Consumer surplus is a fundamental concept in economics that measures the difference between what consumers are willing to pay for a good or service and what they actually pay. This metric helps economists, businesses, and policymakers understand market efficiency, pricing strategies, and consumer welfare. Our Consumer Surplus Calculator simplifies the process of determining this value using real-world data.
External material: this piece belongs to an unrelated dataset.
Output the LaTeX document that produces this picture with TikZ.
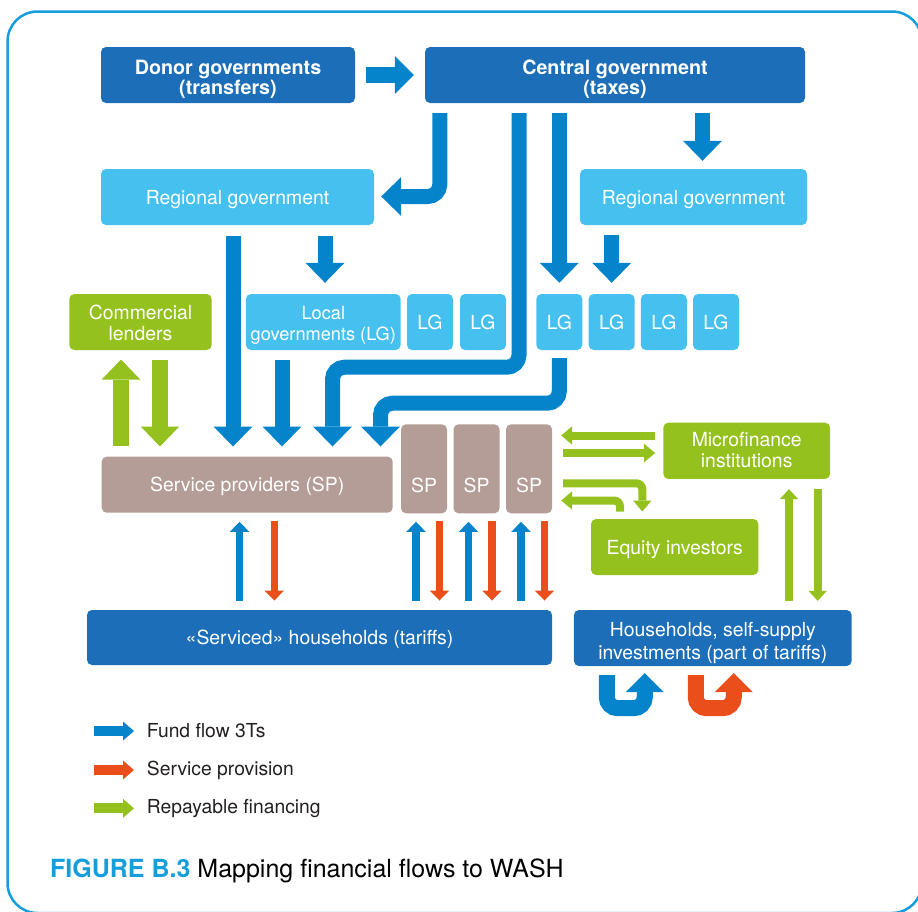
\documentclass[tikz,border=0pt]{standalone}
\usepackage{fontspec}
\setmainfont{TeX Gyre Heros}
\usetikzlibrary{arrows.meta,calc}
\definecolor{dkblue}{RGB}{27,110,183}
\definecolor{arblue}{RGB}{5,132,203}
\definecolor{ltblue}{RGB}{70,193,239}
\definecolor{grn}{RGB}{149,193,31}
\definecolor{taupe}{RGB}{180,157,150}
\definecolor{orng}{RGB}{233,78,27}
\definecolor{capblue}{RGB}{20,158,220}
\definecolor{legtext}{RGB}{35,31,32}
\newcommand{\tlines}[2]{\begin{tabular}[t]{@{}c@{}}#1\\#2\end{tabular}}
\begin{document}
\begin{tikzpicture}[x=1pt,y=-1pt,
  box/.style={rounded corners=5pt, inner sep=0pt, text=white, font=\fontsize{19.4}{21}\selectfont, text height=14pt, text depth=0pt},
  twoline/.style={text height=14pt, text depth=20pt},
  dbox/.style={box, fill=dkblue},
  lbox/.style={box, fill=ltblue},
  gbox/.style={box, fill=grn},
  sbox/.style={box, fill=taupe},
  boldtwo/.style={font=\fontsize{19.7}{19}\selectfont\bfseries, text height=14pt, text depth=15.4pt},
  fatblue/.style={draw=arblue, line width=15pt, -{Triangle[length=20pt,width=39pt,line width=0pt]}},
  donorarrow/.style={draw=arblue, line width=16pt, -{Triangle[length=19pt,width=38pt,line width=0pt]}},
  fatgreen/.style={draw=grn, line width=16pt, -{Triangle[length=20pt,width=38.5pt,line width=0pt]}},
  slimblue/.style={draw=arblue, line width=7.6pt, -{Triangle[length=10pt,width=19.7pt,line width=0pt]}},
  slimorange/.style={draw=orng, line width=7.6pt, -{Triangle[length=10pt,width=19.7pt,line width=0pt]}},
  slimgreen/.style={draw=grn, line width=7.6pt, -{Triangle[length=10pt,width=18.5pt,line width=0pt]}},
  midgreen/.style={draw=grn, line width=8pt, -{Triangle[length=11pt,width=18.5pt,line width=0pt]}},
  ublue/.style={draw=arblue, line width=16pt, -{Triangle[length=19pt,width=38pt,line width=0pt]}},
  uorange/.style={draw=orng, line width=16pt, -{Triangle[length=19pt,width=38pt,line width=0pt]}},
  legarrow/.style={line width=10pt, -{Triangle[length=11pt,width=19pt,line width=0pt]}},
  legtxt/.style={anchor=west, inner sep=0pt, text=legtext, font=\fontsize{19.3}{21}\selectfont},
  sptxt/.style={inner sep=0pt, text=white, font=\fontsize{19.4}{21}\selectfont, text height=14pt, text depth=0pt}
]
\useasboundingbox (0,0) rectangle (918,911);
\clip (0,0) rectangle (918,911);
\draw[capblue, line width=2.5pt, rounded corners=30pt] (7.5,11.5) rectangle (922,913);

% boxes
\node[dbox, boldtwo, minimum width=254pt, minimum height=56pt] (donor) at (228,75) {\tlines{Donor governments}{(transfers)}};
\node[dbox, boldtwo, minimum width=380pt, minimum height=56pt] (central) at (615,75) {\tlines{Central government}{(taxes)}};
\node[lbox, minimum width=273pt, minimum height=56pt] (regL) at (237.5,197) {Regional government};
\node[lbox, minimum width=227pt, minimum height=56pt] (regR) at (693.5,197) {Regional government};
\node[gbox, twoline, minimum width=142.4pt, minimum height=56pt] (comL) at (140.5,322) {\tlines{Commercial}{lenders}};
\node[lbox, twoline, minimum width=154.7pt, minimum height=56pt, font=\fontsize{18.2}{21}\selectfont] (localG) at (323.3,322) {\tlines{Local}{governments (LG)}};
\node[lbox, minimum width=46pt, minimum height=56pt] (lg1) at (430,322) {LG};
\node[lbox, minimum width=46pt, minimum height=56pt] (lg2) at (483,322) {LG};
\node[lbox, minimum width=46pt, minimum height=56pt] (lg3) at (559.3,322) {LG};
\node[lbox, minimum width=46pt, minimum height=56pt] (lg4) at (611.7,322) {LG};
\node[lbox, minimum width=46pt, minimum height=56pt] (lg5) at (663.8,322) {LG};
\node[lbox, minimum width=46pt, minimum height=56pt] (lg6) at (716,322) {LG};
\node[sbox, minimum width=291pt, minimum height=56pt] (spbig) at (247.2,484.7) {Service providers (SP)};
\node[sbox, minimum width=46pt, minimum height=89pt] (sp1) at (424,468.8) {};
\node[sbox, minimum width=46pt, minimum height=89pt] (sp2) at (476.5,468.8) {};
\node[sbox, minimum width=46pt, minimum height=89pt] (sp3) at (529,468.8) {};
\node[sptxt] (sp1t) at ($(sp1.center)+(0,17)$) {SP};
\node[sptxt] (sp2t) at ($(sp2.center)+(0,17)$) {SP};
\node[sptxt] (sp3t) at ($(sp3.center)+(0,17)$) {SP};
\node[gbox, minimum width=166.7pt, minimum height=56.3pt, text height=14pt, text depth=22pt] (micro) at (746.7,450.8) {\tlines{Microfinance}{institutions}};
\node[gbox, minimum width=167.3pt, minimum height=56pt] (equity) at (674.7,547) {Equity investors};
\node[dbox, minimum width=465pt, minimum height=55pt] (hhserv) at (319.5,637.5) {«Serviced» households (tariffs)};
\node[dbox, minimum width=277.7pt, minimum height=56pt, font=\fontsize{19.4}{22.5}\selectfont, text height=14pt, text depth=17pt] (hhself) at (712.8,638) {\tlines{Households, self-supply}{investments (part of tariffs)}};

% fund flow arrows
\draw[donorarrow] ($(donor.east)+(11,0)$) -- ($(central.west)+(-11,0)$);
\draw[fatblue, rounded corners=12pt] ($(central.south west)+(15,10)$) |- ($(regL.east)+(7,-0.5)$);
\draw[fatblue] ($(central.south -| regR.north)+(9,10)$) -- ($(regR.north)+(9,-8)$);
\draw[fatblue] ($(central.south -| lg3.north)+(0,10)$) -- ($(lg3.north)+(0,-11)$);
\draw[fatblue] ($(regR.south -| lg4.north)+(0,10)$) -- ($(lg4.north)+(0,-11)$);
\draw[fatblue, rounded corners=12pt] ($(central.south)+(-96,10)$) -- ($(central.south)+(-96,264)$) -| ($(spbig.north)+(85.3,-10)$);
\draw[fatblue, rounded corners=12pt] ($(lg3.south)+(0,8)$) -- ($(lg3.south)+(0,53)$) -| ($(spbig.north)+(133.3,-10)$);
\draw[fatblue] ($(regL.south)+(-4.5,11)$) -- ($(spbig.north)+(-14.2,-10)$);
\draw[fatblue] ($(localG.north |- regL.south)+(1.7,11)$) -- ($(localG.north)+(1.7,-11)$);
\draw[fatblue] ($(localG.south)+(-41.3,10)$) -- ($(spbig.north)+(34.8,-10)$);

% commercial lenders
\draw[fatgreen] ($(spbig.north)+(-126.2,-10.7)$) -- ($(comL.south)+(-19.5,9.3)$);
\draw[fatgreen] ($(comL.south)+(19.5,10)$) -- ($(spbig.north)+(-87.2,-10)$);

% SP <-> households
\draw[slimblue] ($(hhserv.north -| spbig.south)+(-7.7,-9)$) -- ($(spbig.south)+(-7.7,9)$);
\draw[slimorange] ($(spbig.south)+(27.1,8.3)$) -- ($(hhserv.north -| spbig.south)+(27.1,-9.3)$);
\foreach \s in {sp1,sp2,sp3}{
  \draw[slimblue] ($(hhserv.north -| \s.south)+(-8,-9)$) -- ($(\s.south)+(-8,8.4)$);
  \draw[slimorange] ($(\s.south)+(15.5,7.7)$) -- ($(hhserv.north -| \s.south)+(15.5,-9.3)$);
}

% microfinance / equity
\draw[midgreen] ($(micro.west)+(-8,-15.3)$) -- ($(sp3.east |- micro.west)+(9,-15.3)$);
\draw[midgreen] ($(sp3.east |- micro.west)+(11,2.2)$) -- ($(micro.west)+(-8,2.2)$);
\draw[midgreen, rounded corners=6pt] ($(sp3.east)+(11,14.5)$) -| ($(equity.north)+(-32.4,-7.3)$);
\draw[midgreen, rounded corners=6pt] ($(equity.north)+(-54.7,-7.3)$) |- ($(sp3.east)+(9,31.7)$);
\draw[slimgreen] ($(hhself.north)+(76.2,-9)$) -- ($(micro.south -| hhself.north)+(76.2,10)$);
\draw[slimgreen] ($(micro.south -| hhself.north)+(104.9,10)$) -- ($(hhself.north)+(104.9,-9)$);

% U-turns
\draw[ublue, rounded corners=11pt] ($(hhself.south west)+(33,9)$) -- ++(0,33) -| ($(hhself.south west)+(71,7)$);
\draw[uorange, rounded corners=11pt] ($(hhself.south west)+(122,9)$) -- ++(0,33) -| ($(hhself.south west)+(160,7)$);

% legend
\node[legtxt] (t1) at (146.7,731) {Fund flow 3Ts};
\node[legtxt] (t2) at (146.7,770) {Service provision};
\node[legtxt] (t3) at (146.7,808.3) {Repayable financing};
\draw[legarrow, draw=arblue] ($(t1.west)+(-52.7,0)$) -- ($(t1.west)+(-12.7,0)$);
\draw[legarrow, draw=orng] ($(t2.west)+(-52.7,0)$) -- ($(t2.west)+(-12.7,0)$);
\draw[legarrow, draw=grn] ($(t3.west)+(-52.7,0)$) -- ($(t3.west)+(-12.7,0)$);

% caption
\node[anchor=base west, inner sep=0pt, font=\fontsize{25}{28}\selectfont] (cap) at (50,877) {\textcolor{capblue}{\bfseries FIGURE B.3} Mapping financial flows to WASH};
\end{tikzpicture}
\end{document}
Consumer Surplus Calculator

Consumer Surplus:$900
Market Price:$40
Quantity Demanded:30 units
Maximum Price:$100

Introduction & Importance of Consumer Surplus

Consumer surplus is a key indicator of economic welfare. It represents the total benefit consumers receive from purchasing goods and services at prices lower than what they were willing to pay. This concept was first introduced by French engineer-economist Jules Dupuit in 1844 and later refined by Alfred Marshall, who incorporated it into mainstream economic theory.
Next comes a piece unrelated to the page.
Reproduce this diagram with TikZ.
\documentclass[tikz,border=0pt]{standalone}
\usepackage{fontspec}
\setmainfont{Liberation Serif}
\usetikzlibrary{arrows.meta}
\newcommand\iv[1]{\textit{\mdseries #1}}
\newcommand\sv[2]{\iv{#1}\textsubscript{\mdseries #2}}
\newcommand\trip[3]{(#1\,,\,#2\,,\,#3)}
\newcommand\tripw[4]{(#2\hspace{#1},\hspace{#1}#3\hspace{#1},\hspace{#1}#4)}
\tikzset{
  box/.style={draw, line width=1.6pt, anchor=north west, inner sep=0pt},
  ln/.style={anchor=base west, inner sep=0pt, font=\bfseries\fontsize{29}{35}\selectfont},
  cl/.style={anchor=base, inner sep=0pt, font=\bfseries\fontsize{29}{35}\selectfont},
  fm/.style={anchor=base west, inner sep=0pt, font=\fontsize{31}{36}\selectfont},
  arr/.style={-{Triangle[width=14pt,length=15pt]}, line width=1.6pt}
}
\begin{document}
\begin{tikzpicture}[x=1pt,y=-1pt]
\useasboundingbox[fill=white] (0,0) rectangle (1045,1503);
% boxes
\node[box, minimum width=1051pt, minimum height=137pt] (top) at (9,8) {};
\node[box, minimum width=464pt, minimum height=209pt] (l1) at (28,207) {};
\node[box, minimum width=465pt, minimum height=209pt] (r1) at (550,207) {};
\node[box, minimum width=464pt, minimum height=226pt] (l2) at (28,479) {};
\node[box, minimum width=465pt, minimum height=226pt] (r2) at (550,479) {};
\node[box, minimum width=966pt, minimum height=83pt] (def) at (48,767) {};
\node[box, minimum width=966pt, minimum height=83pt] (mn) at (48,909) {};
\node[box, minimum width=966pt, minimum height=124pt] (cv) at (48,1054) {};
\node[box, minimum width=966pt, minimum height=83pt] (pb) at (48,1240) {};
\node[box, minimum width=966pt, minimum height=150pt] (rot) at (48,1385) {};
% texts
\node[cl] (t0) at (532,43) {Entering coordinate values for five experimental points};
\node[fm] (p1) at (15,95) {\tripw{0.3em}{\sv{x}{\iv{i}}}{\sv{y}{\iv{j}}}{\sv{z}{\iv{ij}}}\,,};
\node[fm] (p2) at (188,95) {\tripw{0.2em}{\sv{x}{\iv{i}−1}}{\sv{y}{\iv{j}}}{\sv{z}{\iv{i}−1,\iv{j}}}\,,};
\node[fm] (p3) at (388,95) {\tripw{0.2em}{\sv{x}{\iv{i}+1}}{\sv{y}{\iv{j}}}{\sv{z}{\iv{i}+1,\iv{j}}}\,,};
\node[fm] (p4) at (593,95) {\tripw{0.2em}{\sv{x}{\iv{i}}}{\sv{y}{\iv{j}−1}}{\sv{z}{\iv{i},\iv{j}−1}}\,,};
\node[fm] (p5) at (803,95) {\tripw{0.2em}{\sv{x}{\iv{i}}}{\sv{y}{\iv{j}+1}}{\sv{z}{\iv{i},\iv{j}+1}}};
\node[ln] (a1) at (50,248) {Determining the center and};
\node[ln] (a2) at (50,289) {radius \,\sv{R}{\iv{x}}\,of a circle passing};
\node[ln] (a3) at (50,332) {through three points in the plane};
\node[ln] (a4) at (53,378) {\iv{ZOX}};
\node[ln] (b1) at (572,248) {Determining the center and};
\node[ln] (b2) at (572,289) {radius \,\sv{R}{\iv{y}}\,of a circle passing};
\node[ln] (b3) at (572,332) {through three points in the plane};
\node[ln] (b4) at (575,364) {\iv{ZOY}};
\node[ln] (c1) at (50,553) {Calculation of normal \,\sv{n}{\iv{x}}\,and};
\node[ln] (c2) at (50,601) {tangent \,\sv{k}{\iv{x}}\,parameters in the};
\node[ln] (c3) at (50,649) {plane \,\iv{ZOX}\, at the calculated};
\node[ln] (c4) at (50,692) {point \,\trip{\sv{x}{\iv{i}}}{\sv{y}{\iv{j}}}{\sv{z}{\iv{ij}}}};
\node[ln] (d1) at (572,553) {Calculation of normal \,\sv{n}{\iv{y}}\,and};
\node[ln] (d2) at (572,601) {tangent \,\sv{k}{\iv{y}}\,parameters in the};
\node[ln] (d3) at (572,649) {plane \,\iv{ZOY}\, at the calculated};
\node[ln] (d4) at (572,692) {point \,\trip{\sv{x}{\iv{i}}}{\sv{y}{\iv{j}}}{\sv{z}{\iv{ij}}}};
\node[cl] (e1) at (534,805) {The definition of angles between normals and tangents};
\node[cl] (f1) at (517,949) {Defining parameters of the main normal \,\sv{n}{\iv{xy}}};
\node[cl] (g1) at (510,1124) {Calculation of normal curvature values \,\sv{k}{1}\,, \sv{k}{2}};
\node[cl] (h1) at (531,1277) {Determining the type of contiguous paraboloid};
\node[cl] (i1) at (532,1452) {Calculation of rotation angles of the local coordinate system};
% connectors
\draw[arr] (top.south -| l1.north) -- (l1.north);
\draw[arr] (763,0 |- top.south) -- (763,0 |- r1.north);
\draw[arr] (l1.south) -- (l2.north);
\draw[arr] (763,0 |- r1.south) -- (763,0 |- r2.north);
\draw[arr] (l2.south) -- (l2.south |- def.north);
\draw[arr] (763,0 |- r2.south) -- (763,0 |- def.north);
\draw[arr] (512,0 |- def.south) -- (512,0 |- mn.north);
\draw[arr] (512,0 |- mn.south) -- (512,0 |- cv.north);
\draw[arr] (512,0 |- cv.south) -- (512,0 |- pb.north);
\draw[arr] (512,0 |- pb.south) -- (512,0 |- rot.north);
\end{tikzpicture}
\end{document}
The importance of consumer surplus lies in its ability to:

  • Measure Market Efficiency: A higher consumer surplus often indicates a more efficient market where consumers can purchase goods at prices close to their marginal cost.
  • Guide Pricing Strategies: Businesses use consumer surplus data to set prices that maximize both profit and customer satisfaction.
  • Assess Policy Impact: Governments evaluate the effects of taxes, subsidies, and regulations on consumer welfare using surplus metrics.
  • Compare Market Structures: Economists compare consumer surplus across different market types (e.g., perfect competition vs. monopoly) to analyze welfare implications.

For example, in a perfectly competitive market, consumer surplus is maximized because prices are driven down to marginal cost. In contrast, monopolies often reduce consumer surplus by setting prices above competitive levels.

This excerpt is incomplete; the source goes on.